As others have said, WWW::Mechanize is an excellent module to use for web scraping tasks; you'll do well to learn how to use it, it can make common tasks very easy. I've used it for several web scraping tasks, and it just takes care of all the boring stuff - "go here, find a link with this text and follow it, now find a form with fields named 'username' and 'password', enter these values and submit the form...".

Scrappy is also well worth a look - it lets you do a lot with very little code - an example from its documentation:


    my $spidy = Scrappy->new;

    $spidy->crawl('http://search.cpan.org/recent', {
        '#cpansearch li a' => sub {
            print shift->text, "\n";
        }
    });

Scrappy makes use of Web::Scraper under the hood, which you might want to look at too as another option.
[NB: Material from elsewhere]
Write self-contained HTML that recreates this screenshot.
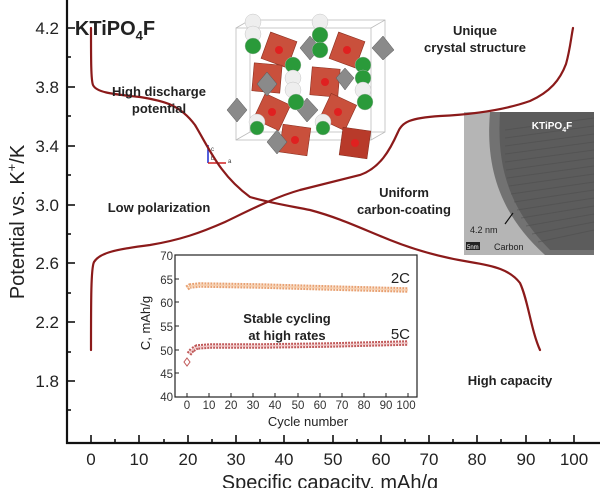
<!DOCTYPE html>
<html><head><meta charset="utf-8"><style>
html,body{margin:0;padding:0;background:#fff;}
svg{display:block;font-family:"Liberation Sans",sans-serif;}
</style></head><body>
<svg width="600" height="488" viewBox="0 0 600 488" xmlns="http://www.w3.org/2000/svg">
<rect width="600" height="488" fill="#fff"/>
<!-- main axes -->
<line x1="67" y1="0" x2="67" y2="444" stroke="#111" stroke-width="2.2"/>
<line x1="66" y1="443" x2="600" y2="443" stroke="#111" stroke-width="2.2"/>
<g stroke="#111" stroke-width="1.6">
<line x1="91" y1="443" x2="91" y2="435"/><line x1="139" y1="443" x2="139" y2="435"/><line x1="188" y1="443" x2="188" y2="435"/><line x1="236" y1="443" x2="236" y2="435"/><line x1="284" y1="443" x2="284" y2="435"/><line x1="333" y1="443" x2="333" y2="435"/><line x1="381" y1="443" x2="381" y2="435"/><line x1="429" y1="443" x2="429" y2="435"/><line x1="477" y1="443" x2="477" y2="435"/><line x1="526" y1="443" x2="526" y2="435"/><line x1="574" y1="443" x2="574" y2="435"/>
<line x1="115" y1="443" x2="115" y2="439"/><line x1="164" y1="443" x2="164" y2="439"/><line x1="212" y1="443" x2="212" y2="439"/><line x1="260" y1="443" x2="260" y2="439"/><line x1="308" y1="443" x2="308" y2="439"/><line x1="357" y1="443" x2="357" y2="439"/><line x1="405" y1="443" x2="405" y2="439"/><line x1="453" y1="443" x2="453" y2="439"/><line x1="501" y1="443" x2="501" y2="439"/><line x1="550" y1="443" x2="550" y2="439"/>
<line x1="67" y1="28" x2="75" y2="28"/><line x1="67" y1="87" x2="75" y2="87"/><line x1="67" y1="146" x2="75" y2="146"/><line x1="67" y1="205" x2="75" y2="205"/><line x1="67" y1="263" x2="75" y2="263"/><line x1="67" y1="322" x2="75" y2="322"/><line x1="67" y1="381" x2="75" y2="381"/>
<line x1="67" y1="57" x2="71" y2="57"/><line x1="67" y1="116" x2="71" y2="116"/><line x1="67" y1="175" x2="71" y2="175"/><line x1="67" y1="234" x2="71" y2="234"/><line x1="67" y1="293" x2="71" y2="293"/><line x1="67" y1="352" x2="71" y2="352"/><line x1="67" y1="410" x2="71" y2="410"/>
</g>
<g font-size="17" fill="#222" text-anchor="middle">
<text x="91" y="465">0</text><text x="139" y="465">10</text><text x="188" y="465">20</text><text x="236" y="465">30</text><text x="284" y="465">40</text><text x="333" y="465">50</text><text x="381" y="465">60</text><text x="429" y="465">70</text><text x="477" y="465">80</text><text x="526" y="465">90</text><text x="574" y="465">100</text>
</g>
<text x="330" y="489" font-size="20" fill="#222" text-anchor="middle">Specific capacity, mAh/g</text>
<g font-size="17" fill="#222" text-anchor="end">
<text x="59" y="34">4.2</text><text x="59" y="93">3.8</text><text x="59" y="152">3.4</text><text x="59" y="211">3.0</text><text x="59" y="269">2.6</text><text x="59" y="328">2.2</text><text x="59" y="387">1.8</text>
</g>
<text transform="translate(24,222) rotate(-90)" font-size="20" fill="#222" text-anchor="middle">Potential vs. K<tspan dy="-8" font-size="13">+</tspan><tspan dy="8">/K</tspan></text>

<!-- TEM image -->
<g>
<rect x="464" y="112" width="130" height="143" fill="#b5b5b5"/>
<path d="M490 112 C486 160 495 210 545 255 L594 255 L594 112 Z" fill="#727272"/>
<path d="M500 112 C497 160 505 205 550 250 L594 250 L594 112 Z" fill="#5c5c5c"/>
<g stroke="#4a4a4a" stroke-width="1" opacity="0.45">
<line x1="505" y1="130" x2="594" y2="118"/><line x1="505" y1="138" x2="594" y2="126"/><line x1="505" y1="146" x2="594" y2="134"/><line x1="505" y1="154" x2="594" y2="142"/><line x1="505" y1="162" x2="594" y2="150"/><line x1="506" y1="170" x2="594" y2="158"/><line x1="507" y1="178" x2="594" y2="166"/><line x1="509" y1="186" x2="594" y2="174"/><line x1="511" y1="194" x2="594" y2="182"/><line x1="514" y1="202" x2="594" y2="190"/><line x1="517" y1="210" x2="594" y2="198"/><line x1="521" y1="218" x2="594" y2="206"/><line x1="526" y1="226" x2="594" y2="214"/><line x1="532" y1="234" x2="594" y2="222"/><line x1="538" y1="242" x2="594" y2="230"/>
</g>
<text x="552" y="129" font-size="10" font-weight="bold" fill="#fff" text-anchor="middle">KTiPO<tspan font-size="7" dy="3">4</tspan><tspan dy="-3">F</tspan></text>
<line x1="505" y1="224" x2="513" y2="213" stroke="#111" stroke-width="1.2"/>
<text x="470" y="233" font-size="9" fill="#222">4.2 nm</text>
<rect x="466" y="242" width="14" height="8" fill="#222"/>
<text x="467" y="249" font-size="6" fill="#fff">5nm</text>
<text x="494" y="250" font-size="9" fill="#222">Carbon</text>
</g>

<!-- crystal structure -->
<g>
<g stroke="#bbb" stroke-width="0.8" fill="none">
<rect x="236" y="28" width="135" height="112"/>
<rect x="250" y="20" width="135" height="112"/>
<line x1="236" y1="28" x2="250" y2="20"/><line x1="371" y1="28" x2="385" y2="20"/><line x1="236" y1="140" x2="250" y2="132"/><line x1="371" y1="140" x2="385" y2="132"/>
</g>
<g fill="#c9503c" stroke="#8a3020" stroke-width="0.6">
<rect x="265" y="36" width="28" height="28" transform="rotate(20 279 50)"/>
<rect x="333" y="36" width="28" height="28" transform="rotate(20 347 50)"/>
<rect x="253" y="64" width="28" height="28" transform="rotate(5 267 78)"/>
<rect x="311" y="68" width="28" height="28" transform="rotate(5 325 82)"/>
<rect x="258" y="98" width="28" height="28" transform="rotate(25 272 112)"/>
<rect x="324" y="98" width="28" height="28" transform="rotate(25 338 112)"/>
<rect x="281" y="126" width="28" height="28" transform="rotate(8 295 140)"/>
<rect x="341" y="129" width="28" height="28" transform="rotate(8 355 143)" fill="#b83a2a"/>
</g>
<g fill="#e02020"><circle cx="279" cy="50" r="4"/><circle cx="347" cy="50" r="4"/><circle cx="325" cy="82" r="4"/><circle cx="272" cy="112" r="4"/><circle cx="338" cy="112" r="4"/><circle cx="295" cy="140" r="4"/><circle cx="355" cy="143" r="4"/></g>
<g fill="#8a8a8a" stroke="#555" stroke-width="0.5">
<polygon points="383,36 394,50 383,60 372,48"/><polygon points="310,36 320,48 310,60 300,48"/><polygon points="267,72 277,84 267,96 257,84"/><polygon points="237,98 247,110 237,122 227,110"/><polygon points="307,98 318,110 307,122 297,110"/><polygon points="277,130 287,142 277,154 267,142"/><polygon points="345,68 354,78 345,90 336,78"/>
</g>
<g stroke="#bbb" stroke-width="0.4">
<circle cx="253" cy="22" r="8" fill="#eee"/><circle cx="253" cy="34" r="8" fill="#eee"/><circle cx="253" cy="46" r="8" fill="#2a9a3a"/>
<circle cx="320" cy="22" r="8" fill="#eee"/><circle cx="320" cy="35" r="8" fill="#2a9a3a"/><circle cx="320" cy="50" r="8" fill="#2a9a3a"/>
<circle cx="293" cy="65" r="8" fill="#2a9a3a"/><circle cx="293" cy="78" r="8" fill="#eee"/><circle cx="293" cy="90" r="8" fill="#eee"/><circle cx="296" cy="102" r="8" fill="#2a9a3a"/>
<circle cx="363" cy="65" r="8" fill="#2a9a3a"/><circle cx="363" cy="78" r="8" fill="#2a9a3a"/><circle cx="363" cy="90" r="8" fill="#eee"/><circle cx="365" cy="102" r="8" fill="#2a9a3a"/>
<circle cx="257" cy="122" r="8" fill="#eee"/><circle cx="257" cy="128" r="7" fill="#2a9a3a"/><circle cx="323" cy="122" r="8" fill="#eee"/><circle cx="323" cy="128" r="7" fill="#2a9a3a"/>
</g>
<line x1="208" y1="163" x2="208" y2="145" stroke="#1a2ad0" stroke-width="1.5"/>
<line x1="208" y1="163" x2="226" y2="163" stroke="#d02020" stroke-width="1.5"/>
<text x="211" y="151" font-size="6" fill="#333">c</text><text x="228" y="163" font-size="6" fill="#333">a</text><text x="211" y="160" font-size="6" fill="#333">b</text>
</g>

<!-- curves -->
<g fill="none" stroke="#8b1a1a" stroke-width="2.2" stroke-linecap="round">
<path d="M91 350 C91 300 91 268 94 262 C99 254 110 250 150 245 C180 240 200 233 225 222 C250 210 275 197 300 190 C320 185 340 180 360 175 C380 168 390 150 398 132 C402 122 410 118 440 116 C480 114 510 108 530 101 C550 92 560 80 566 64 C570 50 571 38 573 28"/>
<path d="M91 28 C91 60 91 80 93 85 C96 92 110 94 140 97 C165 101 180 105 195 125 C210 150 220 175 250 197 C270 203 290 206 310 210 C340 218 360 228 390 240 C420 252 445 258 470 262 C495 266 510 270 520 283 C528 300 531 330 540 350"/>
</g>

<!-- annotations -->
<g font-weight="bold" fill="#222" text-anchor="middle" font-size="13">
<text x="115" y="35" font-size="20">KTiPO<tspan font-size="13" dy="5">4</tspan><tspan dy="-5">F</tspan></text>
<text x="159" y="96">High discharge</text><text x="159" y="113">potential</text>
<text x="159" y="212">Low polarization</text>
<text x="475" y="35">Unique</text><text x="475" y="52">crystal structure</text>
<text x="404" y="197">Uniform</text><text x="404" y="214">carbon-coating</text>
<text x="510" y="385">High capacity</text>
</g>

<!-- inset -->
<g>
<rect x="175" y="255" width="242" height="142" fill="#fff" stroke="#222" stroke-width="1.2"/>
<g stroke="#222" stroke-width="1">
<line x1="175" y1="255" x2="179" y2="255"/><line x1="175" y1="279" x2="179" y2="279"/><line x1="175" y1="302" x2="179" y2="302"/><line x1="175" y1="326" x2="179" y2="326"/><line x1="175" y1="350" x2="179" y2="350"/><line x1="175" y1="373" x2="179" y2="373"/>
<line x1="187" y1="397" x2="187" y2="393"/><line x1="209" y1="397" x2="209" y2="393"/><line x1="231" y1="397" x2="231" y2="393"/><line x1="253" y1="397" x2="253" y2="393"/><line x1="275" y1="397" x2="275" y2="393"/><line x1="298" y1="397" x2="298" y2="393"/><line x1="320" y1="397" x2="320" y2="393"/><line x1="342" y1="397" x2="342" y2="393"/><line x1="364" y1="397" x2="364" y2="393"/><line x1="386" y1="397" x2="386" y2="393"/><line x1="408" y1="397" x2="408" y2="393"/>
</g>
<g font-size="11.5" fill="#333" text-anchor="end">
<text x="173" y="260">70</text><text x="173" y="284">65</text><text x="173" y="307">60</text><text x="173" y="331">55</text><text x="173" y="355">50</text><text x="173" y="378">45</text><text x="173" y="401">40</text>
</g>
<g font-size="11.5" fill="#333" text-anchor="middle">
<text x="187" y="409">0</text><text x="209" y="409">10</text><text x="231" y="409">20</text><text x="253" y="409">30</text><text x="275" y="409">40</text><text x="298" y="409">50</text><text x="320" y="409">60</text><text x="342" y="409">70</text><text x="364" y="409">80</text><text x="386" y="409">90</text><text x="406" y="409">100</text>
</g>
<text x="308" y="426" font-size="13" fill="#222" text-anchor="middle">Cycle number</text>
<text transform="translate(150,323) rotate(-90)" font-size="13" fill="#222" text-anchor="middle">C, mAh/g</text>
<path d="M187 288 L190 286 L200 285 L260 286 L330 288 L408 290" fill="none" stroke="#e8a070" stroke-width="5.5" stroke-dasharray="2 1"/>
<path d="M187 288 L190 286 L200 285 L260 286 L330 288 L408 290" fill="none" stroke="#f6d0b0" stroke-width="1.5"/>
<path d="M189 354 L192 350 L197 347 L210 346 L260 346 L330 345 L408 343" fill="none" stroke="#c05858" stroke-width="5.5" stroke-dasharray="2 1"/>
<path d="M189 354 L192 350 L197 347 L210 346 L260 346 L330 345 L408 343" fill="none" stroke="#f0c8c8" stroke-width="1.5"/>
<polygon points="187,358 190,362 187,366 184,362" fill="#fff" stroke="#c05858"/>
<text x="410" y="283" font-size="15" fill="#222" text-anchor="end">2C</text>
<text x="410" y="339" font-size="15" fill="#222" text-anchor="end">5C</text>
<text x="287" y="323" font-size="13" font-weight="bold" fill="#222" text-anchor="middle">Stable cycling</text>
<text x="287" y="340" font-size="13" font-weight="bold" fill="#222" text-anchor="middle">at high rates</text>
</g>
</svg>
</body></html>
Also, if you need to extract data from HTML tables, HTML::TableExtract makes this dead easy - you can locate the table you're interested in by naming the headings it contains, and extract data very easily indeed, for example:


    use HTML::TableExtract;
    $te = HTML::TableExtract->new( headers => [qw(Date Price Cost)] );
    $te->parse($html_string) or die "Didn't find table";
    foreach $row ($te->rows) {
        print join(',', @$row), "\n";
    }
David Precious
  • 6,544
  • 1
  • 24
  • 31
8

The most popular web scraping module for Perl is WWW::Mechanize, which is excellent if you can't just retrieve your destination page but need to navigate to it using links or forms, for instance, to log in. Have a look at its documentation for inspiration. If your needs are simple, you can extract the information you need from the HTML using regular expressions (but beware your sanity), otherwise it might be better to use a module such as HTML::TreeBuilder to do the job.

A module that seems interesting, but that I haven't really tried yet, is WWW::Scripter. It's a subclass of WWW::Mechanize, but has support for Javascript and AJAX, and also integrates HTML::DOM, another way to extract information from the page.

Community
  • 1
  • 1
mscha
  • 6,509
  • 3
  • 24
  • 40
  • +1 It should be mentioned that `WWW::Mechanize` provides the kind of parsing needed to navigate using links and forms. – Sinan Ünür Feb 01 '11 at 10:38
3

Try the Web-Scraper Perl module. A beginners tutorial can be found here.

It's safe, easy to use and fast.

juFo
  • 17,849
  • 10
  • 105
  • 142
1

You may also want to have a look at my new Perl wrapper over Java HtmlUnit. It is very easy to use, e.g. look at the quick tutorial here:

http://code.google.com/p/spidey/wiki/QuickTutorial

By tomorrow I will publish some detailed installation instructions and a first release. Unlike Mechanize and alike you get some JavaScript support and it is way faster and less memory demanding than screen scraping.